From the outside, it’s hard to fathom the motley mish-mash of Tudor red brick and elegant arcading, or those finial figures, double trefoils and would-be gun-ports on the entrance. Here it’s half-timbered, yet there, white brick and casement windows celebrate early Victorian symmetry. Alongside such shows
of straight lines and uprightness, great chimneys and turrets can’t help but seem slightly ‘on the huh’. Surely there should be a moat, but where’s the bridge, yet alone the water under it?
Cross the threshold and even guided by Andy’s illuminating insight, the interior architectural thread is a tricky one to follow. “The hall consists of large timber frames joined by iron ties,” explains the proud owner. “There are voids where the timber frames don’t actually meet each other. Things shift over time and rub, so the building is sort of grinding itself away. Rev Benyon went on to partially face the place in brick around 1840. Fashion of the day, then. A costly business, but he was the wealthiest clergyman in England.”
He turns back the clock with tales of John Croft, the chap who procured an original moated manor from the last Abbot of Bury St Edmunds and started building a fashionable courtyardstyle property in the 1520s, before securing more West Stow lands from the Crown in 1540 after the Dissolution.

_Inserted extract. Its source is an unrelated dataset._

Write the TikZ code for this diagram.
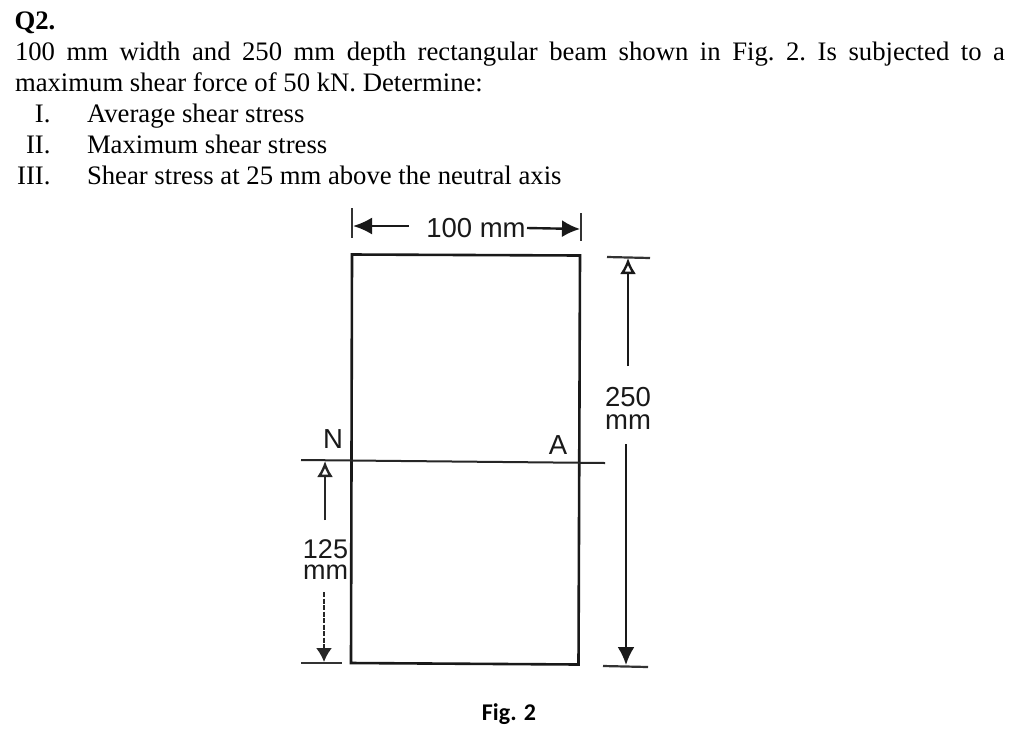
\documentclass[tikz,border=0pt]{standalone}
\usepackage{fontspec}
\setmainfont{Liberation Serif}
\newfontfamily\labelfont{Liberation Sans}
\newfontfamily\figfont{Carlito}
\usetikzlibrary{arrows.meta}
\tikzset{
  x=1pt,y=-1pt,
  txt/.style={inner sep=0pt,outer sep=0pt,anchor=base west,font=\fontsize{26.7}{30}\selectfont},
  lbl/.style={inner sep=0pt,outer sep=0pt,anchor=base,font=\labelfont\fontsize{27.5}{24}\selectfont,text=black!90},
  beam/.style={line width=2.6pt,black!90},
  dimline/.style={line width=2.4pt,black!90},
  thinline/.style={line width=2pt,black!85},
  tick/.style={line width=2.2pt,black!80},
  tipfull/.style={-{Latex[length=18pt,width=17pt]}},
  tipfullb/.style={{Latex[length=19pt,width=17pt]}-},
  tipopen/.style={-{Latex[length=16pt,width=16pt,open,line width=2.4pt]}},
  tipsmall/.style={-{Latex[length=14pt,width=16pt]}}
}
\begin{document}
\begin{tikzpicture}
\useasboundingbox (0,0) rectangle (1024,737);
\fill[white] (0,0) rectangle (1024,737);
% text block
\node[txt,font=\bfseries\fontsize{26.7}{30}\selectfont] (q) at (14.5,29) {Q2.};
\node[txt] (l1) at (15,60) {\frenchspacing\makebox[990pt][s]{100 mm width and 250 mm depth rectangular beam shown in Fig. 2. Is subjected to a}};
\node[txt] (l2) at (15,91) {\frenchspacing maximum shear force of 50 kN. Determine:};
\node[txt,anchor=base east] (n1) at (50.5,122) {I.};
\node[txt] (t1) at (87,122) {Average shear stress};
\node[txt,anchor=base east] (n2) at (50.5,153) {II.};
\node[txt] (t2) at (87,153) {Maximum shear stress};
\node[txt,anchor=base east] (n3) at (50.5,184) {III.};
\node[txt] (t3) at (87,184) {Shear stress at 25 mm above the neutral axis};
% beam
\coordinate (tl) at (352,254.5);
\coordinate (tr) at (580,255.5);
\coordinate (br) at (578.5,664.5);
\coordinate (bl) at (351,663);
\draw[beam,line join=miter] (tl) -- (tr) -- (br) -- (bl) -- cycle;
% neutral axis
\coordinate (naL) at (301,460);
\coordinate (naR) at (605,463);
\draw[thinline] (naL) -- (naR);
\node[lbl] (N) at (333,448) {N};
\node[lbl] (A) at (558,454) {A};
% width dimension
\coordinate (wl) at (352,208);
\coordinate (wlb) at (352,238);
\coordinate (wr) at (581,213);
\coordinate (wrb) at (581,241);
\draw[tick] (wl) -- (wlb);
\draw[tick] (wr) -- (wrb);
\node[lbl] (w) at (476,237) {100 mm};
\coordinate (wa) at (353,226);
\coordinate (wb) at (409,226);
\coordinate (wc) at (527,228);
\coordinate (wd) at (580,229);
\draw[dimline,tipfullb] (wa) -- (wb);
\draw[dimline,tipfull] (wc) -- (wd);
% 250 mm dimension
\coordinate (rt1) at (607,257);
\coordinate (rt2) at (650,258);
\coordinate (rb1) at (603,666);
\coordinate (rb2) at (648,667);
\draw[tick] (rt1) -- (rt2);
\draw[tick] (rb1) -- (rb2);
\node[lbl] (r) at (628,406) {250};
\node[lbl] (rm) at (628,429) {mm};
\coordinate (ra) at (628,366);
\coordinate (rb) at (628,258);
\coordinate (rc) at (626,444);
\coordinate (rd) at (626,665);
\draw[dimline,tipopen] (ra) -- (rb);
\draw[dimline,tipfull] (rc) -- (rd);
% 125 mm dimension
\coordinate (lb1) at (301,663);
\coordinate (lb2) at (342,663);
\draw[tick] (lb1) -- (lb2);
\node[lbl,font=\labelfont\fontsize{27}{22}\selectfont] (s) at (325.5,558) {125};
\node[lbl,font=\labelfont\fontsize{27}{22}\selectfont] (sm) at (325.5,579) {mm};
\coordinate (sa) at (325,520);
\coordinate (sb) at (325,461);
\coordinate (sc) at (324,592);
\coordinate (sd) at (324,662);
\draw[thinline,tipopen] (sa) -- (sb);
\draw[thinline,dash pattern=on 5pt off 1.5pt,tipsmall] (sc) -- (sd);
% caption
\node[inner sep=0pt,anchor=base,font=\figfont\bfseries\fontsize{24}{28}\selectfont] (fig) at (509,720) {Fig. 2};
\end{tikzpicture}
\end{document}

“For John, and later his grandson, the whole house was an exercise in status, designed to impress as a set of waiting areas which built up guests’ anticipation before meeting the important host.” Three bays of the original building, including the great reception hall still exist, all be it in disguise. Shrewd detective work has also revealed how part of the property became a summertime ‘viewing room’ in the 1580s, where a raised platform and shuttered openings looked out upon wide parkland vistas and probable Elizabethan hunting parties. Continuing round the house, there are more revelations – the county’s second largest Bressumer and beams reputedly carved by hands which worked Lavenham Guildhall’s timbers, as well as the largest inglenook fireplace in Suffolk.
In the garden, it’s only natural to imagine Sir John Croft as a 16th century hero, but this wooltowns-country boy was merely a merchant and ‘flockmaster’ – a wealthy sheep farmer and member of the nouveau riche, looking to give himself a convincing provenance. Mere mutton dressed as lamb most likely, if it hadn’t have been for his one royal connection. Up on the gatehouse you can just spot the coat of arms of former Queen of France and Duchess of Suffolk, Mary Tudor. John was also ‘Master of the Horse’ to Henry VIII’s sister of nearby Westhorpe. Maybe he was in Mary’s entourage on her visits to Butley Priory (hunting lodge) around 1515-1519 and impressed by its decorated gatehouse? Maybe he learnt a trick or two from Lord Marney’s project just over the Essex border. Layer Marney Tower is still the tallest Tudor gatehouse in the country.
In the turbulent 16th century, for certain ranks of Suffolk society, like Sir John, retaining royal favour and keeping ahead of the game was what life was all about. But perhaps his grandson had started to take a more tongue-in-cheek view of things come the 1570s. Up inside West Stow’s gatehouse, a rare 1575 wall-painting depicts the ’Four Ages of Man’. “Thus do I all day,” says the young huntsman. “Thus do I while I may,” says the lover. “Thus did I when I might,” says the middle aged man looking on. “Good Lord,” exclaims the old Suffolk boy with a stick, “will this world last ever!”